Concept-Aware Latent and Explicit Knowledge Integration for Enhanced Cognitive Diagnosis
Yawen Chen, Jiande Sun, Jing Li, Huaxiang Zhang
TL;DR
This paper tackles cognitive diagnosis limitations from unidimensional mastery representations and sparse Q-matrices by proposing CLEKI-CD, which combines concept-aware multidimensional embeddings for students and exercises with a latent Q-matrix learned through attention over a concept dependency graph. A combined diagnostic layer fuses explicit knowledge from the Q-matrix with latent knowledge to robustly infer mastery and predict responses, using $y_{ij} = \epsilon u_{ij} + (1-\epsilon) \tilde{u}_{ij}$ and optimized via cross-entropy loss $\mathcal{L}$. Key innovations include the concept-aware embedding module, an attention-based knowledge aggregation (AGM) to generate a latent Q-matrix $\tilde{\mathbf{Q}}$, and an integration mechanism that improves performance and interpretability on real-world ITS datasets. Experiments on ASSIST and Junyi demonstrate superior predictive accuracy and robustness to sparse data, with ablations and case studies highlighting the contribution of each component and the model’s interpretability through latent concepts.
Abstract
Cognitive diagnosis can infer the students' mastery of specific knowledge concepts based on historical response logs. However, the existing cognitive diagnostic models (CDMs) represent students' proficiency via a unidimensional perspective, which can't assess the students' mastery on each knowledge concept comprehensively. Moreover, the Q-matrix binarizes the relationship between exercises and knowledge concepts, and it can't represent the latent relationship between exercises and knowledge concepts. Especially, when the granularity of knowledge attributes refines increasingly, the Q-matrix becomes incomplete correspondingly and the sparse binary representation (0/1) fails to capture the intricate relationships among knowledge concepts. To address these issues, we propose a Concept-aware Latent and Explicit Knowledge Integration model for cognitive diagnosis (CLEKI-CD). Specifically, a multidimensional vector is constructed according to the students' mastery and exercise difficulty for each knowledge concept from multiple perspectives, which enhances the representation capabilities of the model. Moreover, a latent Q-matrix is generated by our proposed attention-based knowledge aggregation method, and it can uncover the coverage degree of exercises over latent knowledge. The latent Q-matrix can supplement the sparse explicit Q-matrix with the inherent relationships among knowledge concepts, and mitigate the knowledge coverage problem.
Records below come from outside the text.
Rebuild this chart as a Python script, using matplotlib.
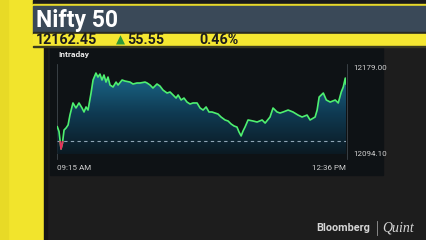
import numpy as np
import matplotlib
matplotlib.use('Agg')
import matplotlib.pyplot as plt
from matplotlib.patches import Rectangle, Polygon
from matplotlib.colors import LinearSegmentedColormap

# minutes after 09:15 and Nifty level
minutes = [0, 1.2, 2.6, 3.6, 4.7, 6.1, 7.5, 8.8, 10.9, 13.0, 15.1, 17.2, 18.6, 20.0, 21.4,
           23.5, 24.9, 26.9, 28.3, 29.7, 31.1, 32.5, 33.9, 35.3, 36.7, 38.8, 40.9, 42.3,
           45.1, 47.1, 50.6, 52.7, 55.5, 57.6, 61.1, 62.5, 64.6, 66.6, 69.4, 71.5, 73.6,
           76.4, 78.5, 80.6, 82.7, 84.1, 86.2, 88.2, 90.3, 92.4, 94.5, 97.3, 99.4, 101.5,
           103.6, 105.6, 107.7, 109.8, 111.9, 114.0, 116.8, 118.9, 121.0, 123.1, 125.1,
           126.5, 128.0, 129.3, 130.7, 132.8, 136.3, 139.1, 142.6, 144.7, 148.1, 150.2,
           153.0, 155.1, 157.2, 160.7, 164.1, 167.6, 170.4, 173.9, 176.0, 179.5, 180.9,
           182.3, 185.2, 187.3, 190.0, 193.5, 195.6, 197.7, 199.1, 200.5, 201]
levels = [12120.7, 12116.0, 12099.0, 12104.8, 12117.5, 12119.5, 12122.4, 12132.1, 12143.9,
          12139.0, 12143.9, 12139.0, 12135.1, 12140.0, 12137.0, 12153.6, 12166.3, 12173.1,
          12169.2, 12172.1, 12166.3, 12171.2, 12164.3, 12169.2, 12161.4, 12159.5, 12164.3,
          12161.4, 12166.3, 12165.3, 12164.3, 12162.4, 12163.4, 12163.4, 12164.3, 12163.4,
          12161.4, 12158.5, 12162.4, 12160.4, 12156.5, 12153.6, 12154.6, 12151.7, 12148.7,
          12151.7, 12146.8, 12148.7, 12144.8, 12142.9, 12143.9, 12143.9, 12139.0, 12137.0,
          12140.0, 12135.1, 12135.1, 12134.1, 12133.1, 12130.2, 12127.3, 12126.3, 12123.4,
          12121.4, 12120.4, 12115.6, 12111.7, 12116.5, 12120.4, 12127.3, 12126.3, 12125.3,
          12127.3, 12124.3, 12130.2, 12139.0, 12135.1, 12134.1, 12135.1, 12137.0, 12135.1,
          12132.1, 12130.2, 12132.1, 12127.3, 12130.2, 12137.0, 12149.7, 12153.6, 12146.8,
          12144.8, 12146.8, 12143.9, 12154.6, 12159.5, 12168.2, 12162.45]
prev_close = 12106.90
y_low, y_high = 12094.10, 12179.00
x_labels = ['09:15 AM', '12:36 PM']

W, H = 426, 240
fig = plt.figure(figsize=(W / 100, H / 100), dpi=100)
fig.patch.set_facecolor('#1d1d1d')

def px(x, y, w, h):
    return [x / W, 1 - (y + h) / H, w / W, h / H]

bg = fig.add_axes([0, 0, 1, 1])
bg.set_xlim(0, W)
bg.set_ylim(H, 0)
bg.axis('off')
bg.add_patch(Rectangle((0, 0), W, H, color='#1d1d1d'))
bg.add_patch(Rectangle((0, 0), 44, H, color='#f2e42c'))
bg.add_patch(Rectangle((0, 0), 8, H, color='#e8da26'))
bg.add_patch(Rectangle((44, 46), 3, H, color='#151515'))
bg.add_patch(Rectangle((50, 47), 333, 128, color='#0e1215'))
bg.add_patch(Rectangle((33, 0), W, 4, color='#1a1a1a'))
bg.add_patch(Rectangle((33, 4), W, 2, color='#e8da2a'))
bg.add_patch(Rectangle((33, 6), W, 26, color='#3a4958'))
bg.add_patch(Rectangle((33, 32), W, 1.5, color='#2a2a20'))
bg.add_patch(Rectangle((33, 33.5), W, 12.5, color='#f5e731'))
bg.add_patch(Rectangle((33, 46), W, 1, color='#3a3a20'))

bg.text(36, 20, 'Nifty 50', color='white', fontsize=16.5, fontweight='bold',
        family='Roboto', va='center', ha='left')
bg.text(36, 40, '12162.45', color='#1c1c1c', fontsize=10.3, fontweight='bold',
        family='Roboto', va='center', ha='left')
bg.text(116, 40, '\u25B2', color='#2f9a3a', fontsize=8.5, family='DejaVu Sans',
        va='center', ha='left')
bg.text(127, 40, '55.55', color='#1c1c1c', fontsize=10.3, fontweight='bold',
        family='Roboto', va='center', ha='left')
bg.text(199, 40, '0.46%', color='#1c1c1c', fontsize=10.3, fontweight='bold',
        family='Roboto', va='center', ha='left')
bg.text(58, 55, 'Intraday', color='#e8e8e8', fontsize=6, fontweight='bold',
        family='Roboto', va='center', ha='left')

# brand
bg.text(370, 228, 'Bloomberg', color='#d6d6d6', fontsize=7.8, fontweight='bold',
        family='Roboto', va='center', ha='right')
bg.plot([377, 377], [221, 235], color='#9a9a9a', lw=0.6)
bg.text(382, 228, 'Quint', color='#d6d6d6', fontsize=10, style='italic',
        family='Liberation Serif', va='center', ha='left')

# faint axis guides
bg.plot([57.3, 57.3], [64, 159], color='#4a5258', lw=0.5)
bg.plot([346.5, 346.5], [64, 159], color='#4a5258', lw=0.5)

ax = fig.add_axes(px(57.3, 67, 288.7, 87))
ax.set_facecolor('none')
ax.set_xlim(0, 201)
ax.set_ylim(y_low, y_high)
for s in ax.spines.values():
    s.set_visible(False)

xs = np.array(minutes)
ys = np.array(levels)

# gradient fill under the curve
cmap = LinearSegmentedColormap.from_list('g', ['#0b1820', '#0f3a52', '#1c6d90'])
grad = np.linspace(0, 1, 200).reshape(-1, 1)
img = ax.imshow(grad, extent=[0, 201, y_low - 2, 12176], origin='lower', aspect='auto',
                cmap=cmap, zorder=1)
poly = Polygon(np.column_stack([np.r_[xs[0], xs, xs[-1]],
                                np.r_[y_low - 2, ys, y_low - 2]]),
               closed=True, transform=ax.transData, facecolor='none', edgecolor='none')
ax.add_patch(poly)
img.set_clip_path(poly)

ax.axhline(prev_close, color='#8fa5b5', lw=0.8, ls=(0, (3, 3)), zorder=3)
ax.plot(xs, ys, color='#4ef070', lw=1.2, zorder=4)
red = ax.plot(xs, ys, color='#e8305c', lw=1.2, zorder=5)[0]
clip = Rectangle((0, y_low - 10), 201, prev_close - y_low + 10, transform=ax.transData)
red.set_clip_path(clip)

ax.yaxis.tick_right()
ax.set_yticks([y_low, y_high])
ax.set_yticklabels(['%.2f' % y_low, '%.2f' % y_high])
ax.set_xticks([0, 201])
ax.set_xticklabels(x_labels)
ax.tick_params(length=0, labelsize=5.8, labelcolor='#d0d0d0', pad=5)
ax.tick_params(axis='x', pad=8)
for lab in ax.get_yticklabels():
    lab.set_family('Roboto')
for lab, ha in zip(ax.get_xticklabels(), ['left', 'right']):
    lab.set_family('Roboto')
    lab.set_ha(ha)

fig.savefig('out.png', dpi=100, facecolor=fig.get_facecolor())
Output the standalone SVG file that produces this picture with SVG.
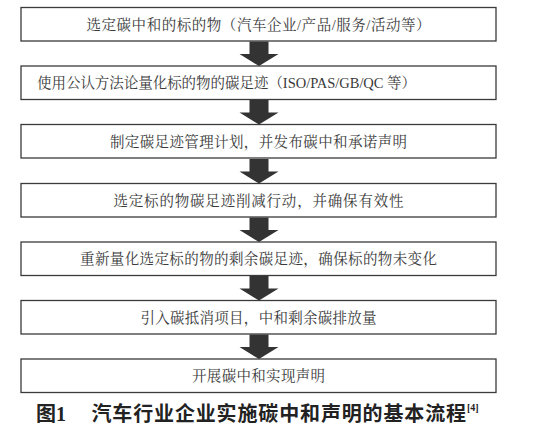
<svg xmlns="http://www.w3.org/2000/svg" width="535" height="442" viewBox="0 0 535 442">
<style>
.box{fill:#fff;stroke:#3a3a3a;stroke-width:1.3}
.t{font-family:"Liberation Serif","Noto Serif CJK SC","Noto Sans CJK SC",serif;font-size:14.5px;fill:#3a3a3a;text-anchor:middle}
.cap{font-family:"Liberation Serif","Noto Sans CJK SC",serif;font-weight:bold;font-size:20px;fill:#222}
.arr{fill:#333}
</style>
<defs>
<path id="a" d="M249.5,0.5 H268.5 V13 H278.5 L259,25 L239.5,13 H249.5 Z"/>
</defs>
<rect width="535" height="442" fill="#fff"/>
<g id="connectors">
<use href="#a" class="arr" transform="translate(0,41)"/>
<use href="#a" class="arr" transform="translate(0,99.5)"/>
<use href="#a" class="arr" transform="translate(0,158.5)"/>
<use href="#a" class="arr" transform="translate(0,217)"/>
<use href="#a" class="arr" transform="translate(0,275.5)"/>
<use href="#a" class="arr" transform="translate(0,334)"/>
</g>
<g id="n1"><rect class="box" x="21" y="7.5" width="475" height="33.5"/><text class="t" x="258.5" y="29.5" textLength="344">选定碳中和的标的物（汽车企业/产品/服务/活动等）</text></g>
<g id="n2"><rect class="box" x="21" y="66" width="475" height="33.5"/><text class="t" x="37" y="88" style="text-anchor:start" textLength="379">使用公认方法论量化标的物的碳足迹（ISO/PAS/GB/QC 等）</text></g>
<g id="n3"><rect class="box" x="21" y="124.5" width="475" height="33.5"/><text class="t" x="258.5" y="146.5" textLength="297">制定碳足迹管理计划，并发布碳中和承诺声明</text></g>
<g id="n4"><rect class="box" x="21" y="183.5" width="475" height="33.5"/><text class="t" x="258.5" y="205.5" textLength="290">选定标的物碳足迹削减行动，并确保有效性</text></g>
<g id="n5"><rect class="box" x="21" y="242" width="475" height="33.5"/><text class="t" x="258.5" y="264" textLength="357">重新量化选定标的物的剩余碳足迹，确保标的物未变化</text></g>
<g id="n6"><rect class="box" x="21" y="300.5" width="475" height="33.5"/><text class="t" x="258.5" y="322.5" textLength="236">引入碳抵消项目，中和剩余碳排放量</text></g>
<g id="n7"><rect class="box" x="21" y="359" width="475" height="33.5"/><text class="t" x="258.5" y="381" textLength="133">开展碳中和实现声明</text></g>
<g id="caption">
<text class="cap" x="36" y="421">图1</text>
<text class="cap" x="91.5" y="421" textLength="374.5">汽车行业企业实施碳中和声明的基本流程</text>
<text class="cap" x="467" y="411" style="font-size:10px">[4]</text>
</g>
</svg>
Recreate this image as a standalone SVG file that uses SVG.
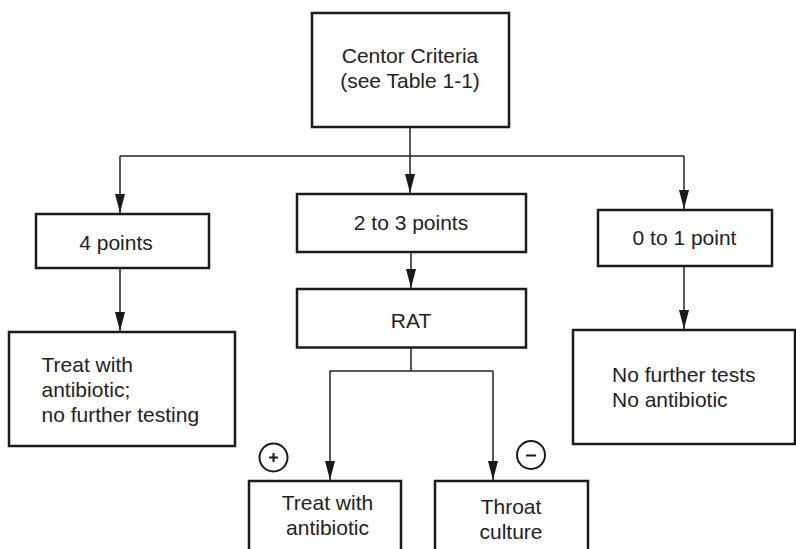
<svg xmlns="http://www.w3.org/2000/svg" width="796" height="549" viewBox="0 0 796 549">
  <style>
    .box { fill: #ffffff; stroke: #1a1a1a; stroke-width: 2.5; }
    .lbl { font-family: "Liberation Sans", Arial, Helvetica, sans-serif; font-size: 21px; fill: #222222; }
    .mid { text-anchor: middle; }
    .wire { fill: none; stroke: #222222; stroke-width: 1.5; }
    .arrow { fill: none; stroke: #222222; stroke-width: 1.5; marker-end: url(#head); }
    .sign { fill: none; stroke: #1a1a1a; stroke-width: 2; }
  </style>
  <defs>
    <marker id="head" markerUnits="userSpaceOnUse" markerWidth="20" markerHeight="10" refX="19" refY="5" orient="auto">
      <path d="M0,0 L19,5 L0,10 Z" fill="#1a1a1a"/>
    </marker>
  </defs>
  <rect width="796" height="549" fill="#ffffff"/>

  <g id="connectors">
    <path class="wire" d="M410,127 V156 M120,156 H684 M411,348 V371 M330,371 H493"/>
    <path class="arrow" d="M120,156 V213"/>
    <path class="arrow" d="M410,156 V193"/>
    <path class="arrow" d="M684,156 V209"/>
    <path class="arrow" d="M120,268 V331"/>
    <path class="arrow" d="M411,252 V288"/>
    <path class="arrow" d="M684,266 V329"/>
    <path class="arrow" d="M330,371 V480"/>
    <path class="arrow" d="M493,371 V480"/>
  </g>

  <g id="centor">
    <rect class="box" x="312" y="13" width="197" height="114"/>
    <text class="lbl mid" x="410" y="63">Centor Criteria</text>
    <text class="lbl mid" x="410" y="87.5">(see Table 1-1)</text>
  </g>

  <g id="four-points">
    <rect class="box" x="36" y="214" width="173" height="54"/>
    <text class="lbl mid" x="116" y="250">4 points</text>
  </g>

  <g id="two-three-points">
    <rect class="box" x="297" y="194" width="229" height="58"/>
    <text class="lbl mid" x="411" y="230">2 to 3 points</text>
  </g>

  <g id="zero-one-point">
    <rect class="box" x="598" y="210" width="174" height="56"/>
    <text class="lbl mid" x="684.5" y="245">0 to 1 point</text>
  </g>

  <g id="treat-no-testing">
    <rect class="box" x="9" y="332" width="226" height="114"/>
    <text class="lbl" x="41.5" y="371.5">Treat with</text>
    <text class="lbl" x="41.5" y="396.5">antibiotic;</text>
    <text class="lbl" x="41.5" y="421.5">no further testing</text>
  </g>

  <g id="rat">
    <rect class="box" x="297" y="289" width="229" height="58.5"/>
    <text class="lbl mid" x="411" y="327.5">RAT</text>
  </g>

  <g id="no-further-tests">
    <rect class="box" x="573" y="330" width="222" height="114"/>
    <text class="lbl" x="612" y="381.5">No further tests</text>
    <text class="lbl" x="612" y="406.5">No antibiotic</text>
  </g>

  <g id="treat-antibiotic">
    <rect class="box" x="249" y="481" width="152" height="80"/>
    <text class="lbl mid" x="327.5" y="510">Treat with</text>
    <text class="lbl mid" x="327.5" y="534.5">antibiotic</text>
  </g>

  <g id="throat-culture">
    <rect class="box" x="435" y="481" width="153" height="80"/>
    <text class="lbl mid" x="511" y="514">Throat</text>
    <text class="lbl mid" x="511" y="538.5">culture</text>
  </g>

  <g id="positive">
    <circle class="sign" cx="273.5" cy="457.5" r="14"/>
    <path class="sign" d="M269,457.5 H278 M273.5,453 V462"/>
  </g>

  <g id="negative">
    <circle class="sign" cx="531" cy="455" r="14"/>
    <path class="sign" d="M526,455.5 H536" stroke-width="2.5"/>
  </g>
</svg>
Furthermore, we employ a combined cognitive diagnosis layer to integrate both latent and explicit knowledge, further enhancing cognitive diagnosis performance. Extensive experiments on real-world datasets demonstrate that CLEKI-CD outperforms the state-of-the-art models. The proposed CLEKI-CD is promising in practical applications in the field of intelligent education, as it exhibits good interpretability with diagnostic results.